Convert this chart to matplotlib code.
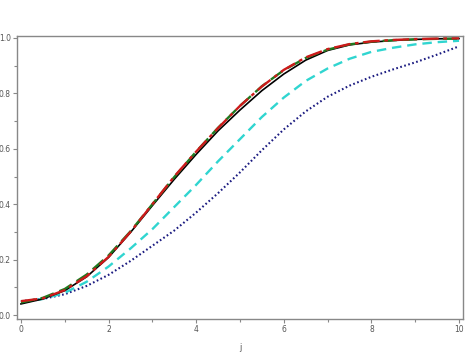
import matplotlib
matplotlib.use("Agg")
import matplotlib.pyplot as plt
from matplotlib.ticker import MultipleLocator, FormatStrFormatter

j = [0, 0.5, 1, 1.5, 2, 2.5, 3, 3.5, 4, 4.5, 5, 5.5, 6, 6.5, 7, 7.5, 8, 8.5, 9, 9.5, 10]
black = [0.040, 0.058, 0.088, 0.138, 0.208, 0.298, 0.395, 0.490, 0.580, 0.665, 0.740, 0.810,
         0.870, 0.920, 0.955, 0.975, 0.985, 0.991, 0.995, 0.997, 0.998]
green = [0.045, 0.062, 0.094, 0.146, 0.215, 0.302, 0.400, 0.498, 0.590, 0.676, 0.755, 0.826,
         0.884, 0.928, 0.958, 0.977, 0.987, 0.992, 0.995, 0.997, 0.998]
red = [0.050, 0.060, 0.090, 0.140, 0.210, 0.300, 0.400, 0.500, 0.590, 0.675, 0.755, 0.825,
       0.885, 0.930, 0.960, 0.978, 0.988, 0.993, 0.996, 0.998, 0.999]
cyan = [0.045, 0.058, 0.080, 0.120, 0.175, 0.240, 0.310, 0.390, 0.470, 0.555, 0.635, 0.715,
        0.785, 0.845, 0.890, 0.925, 0.950, 0.965, 0.977, 0.985, 0.990]
navy = [0.050, 0.058, 0.075, 0.105, 0.145, 0.195, 0.250, 0.305, 0.370, 0.440, 0.515, 0.595,
        0.670, 0.735, 0.788, 0.828, 0.860, 0.887, 0.912, 0.940, 0.970]

fig = plt.figure(figsize=(4.74, 3.61), dpi=100)
ax = fig.add_axes([17 / 474, 1 - 319 / 361, 446 / 474, 283 / 361])

ax.plot(j, navy, color="#1a1a80", lw=1.5, ls=(0, (0.8, 1.2)))
ax.plot(j, cyan, color="#30d5d0", lw=1.7, ls=(0, (4, 2.5)))
ax.plot(j, black, color="black", lw=1.2)
ax.plot(j, green, color="#1f7a1f", lw=1.7, ls=(0, (6, 2.5)))
ax.plot(j, red, color="#cc1a1a", lw=1.7, ls=(0, (7, 2, 1.5, 2)))

ax.set_xlim(-0.09, 10.09)
ax.set_ylim(-0.0144, 1.0072)
ax.xaxis.set_major_locator(MultipleLocator(2))
ax.xaxis.set_minor_locator(MultipleLocator(1))
ax.yaxis.set_major_locator(MultipleLocator(0.2))
ax.yaxis.set_minor_locator(MultipleLocator(0.1))
ax.yaxis.set_major_formatter(FormatStrFormatter("%.1f"))

for s in ax.spines.values():
    s.set_color("#888888")
    s.set_linewidth(1.0)
ax.tick_params(which="both", direction="out", colors="#888888", labelcolor="#555555",
               labelsize=5.5, width=0.8)
ax.tick_params(which="major", length=3, pad=1.5)
ax.tick_params(which="minor", length=2)
ax.set_xlabel("j", fontsize=6, color="#555555", labelpad=6)

fig.savefig("out.png", dpi=100, facecolor="white")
--
Challenge:
From the first line above through the line containing "(7, 2, 1.5, 2)))", copy everything exactly, without the pictures.

Solution:
Convert this chart to matplotlib code.
import matplotlib
matplotlib.use("Agg")
import matplotlib.pyplot as plt
from matplotlib.ticker import MultipleLocator, FormatStrFormatter

j = [0, 0.5, 1, 1.5, 2, 2.5, 3, 3.5, 4, 4.5, 5, 5.5, 6, 6.5, 7, 7.5, 8, 8.5, 9, 9.5, 10]
black = [0.040, 0.058, 0.088, 0.138, 0.208, 0.298, 0.395, 0.490, 0.580, 0.665, 0.740, 0.810,
         0.870, 0.920, 0.955, 0.975, 0.985, 0.991, 0.995, 0.997, 0.998]
green = [0.045, 0.062, 0.094, 0.146, 0.215, 0.302, 0.400, 0.498, 0.590, 0.676, 0.755, 0.826,
         0.884, 0.928, 0.958, 0.977, 0.987, 0.992, 0.995, 0.997, 0.998]
red = [0.050, 0.060, 0.090, 0.140, 0.210, 0.300, 0.400, 0.500, 0.590, 0.675, 0.755, 0.825,
       0.885, 0.930, 0.960, 0.978, 0.988, 0.993, 0.996, 0.998, 0.999]
cyan = [0.045, 0.058, 0.080, 0.120, 0.175, 0.240, 0.310, 0.390, 0.470, 0.555, 0.635, 0.715,
        0.785, 0.845, 0.890, 0.925, 0.950, 0.965, 0.977, 0.985, 0.990]
navy = [0.050, 0.058, 0.075, 0.105, 0.145, 0.195, 0.250, 0.305, 0.370, 0.440, 0.515, 0.595,
        0.670, 0.735, 0.788, 0.828, 0.860, 0.887, 0.912, 0.940, 0.970]

fig = plt.figure(figsize=(4.74, 3.61), dpi=100)
ax = fig.add_axes([17 / 474, 1 - 319 / 361, 446 / 474, 283 / 361])

ax.plot(j, navy, color="#1a1a80", lw=1.5, ls=(0, (0.8, 1.2)))
ax.plot(j, cyan, color="#30d5d0", lw=1.7, ls=(0, (4, 2.5)))
ax.plot(j, black, color="black", lw=1.2)
ax.plot(j, green, color="#1f7a1f", lw=1.7, ls=(0, (6, 2.5)))
ax.plot(j, red, color="#cc1a1a", lw=1.7, ls=(0, (7, 2, 1.5, 2)))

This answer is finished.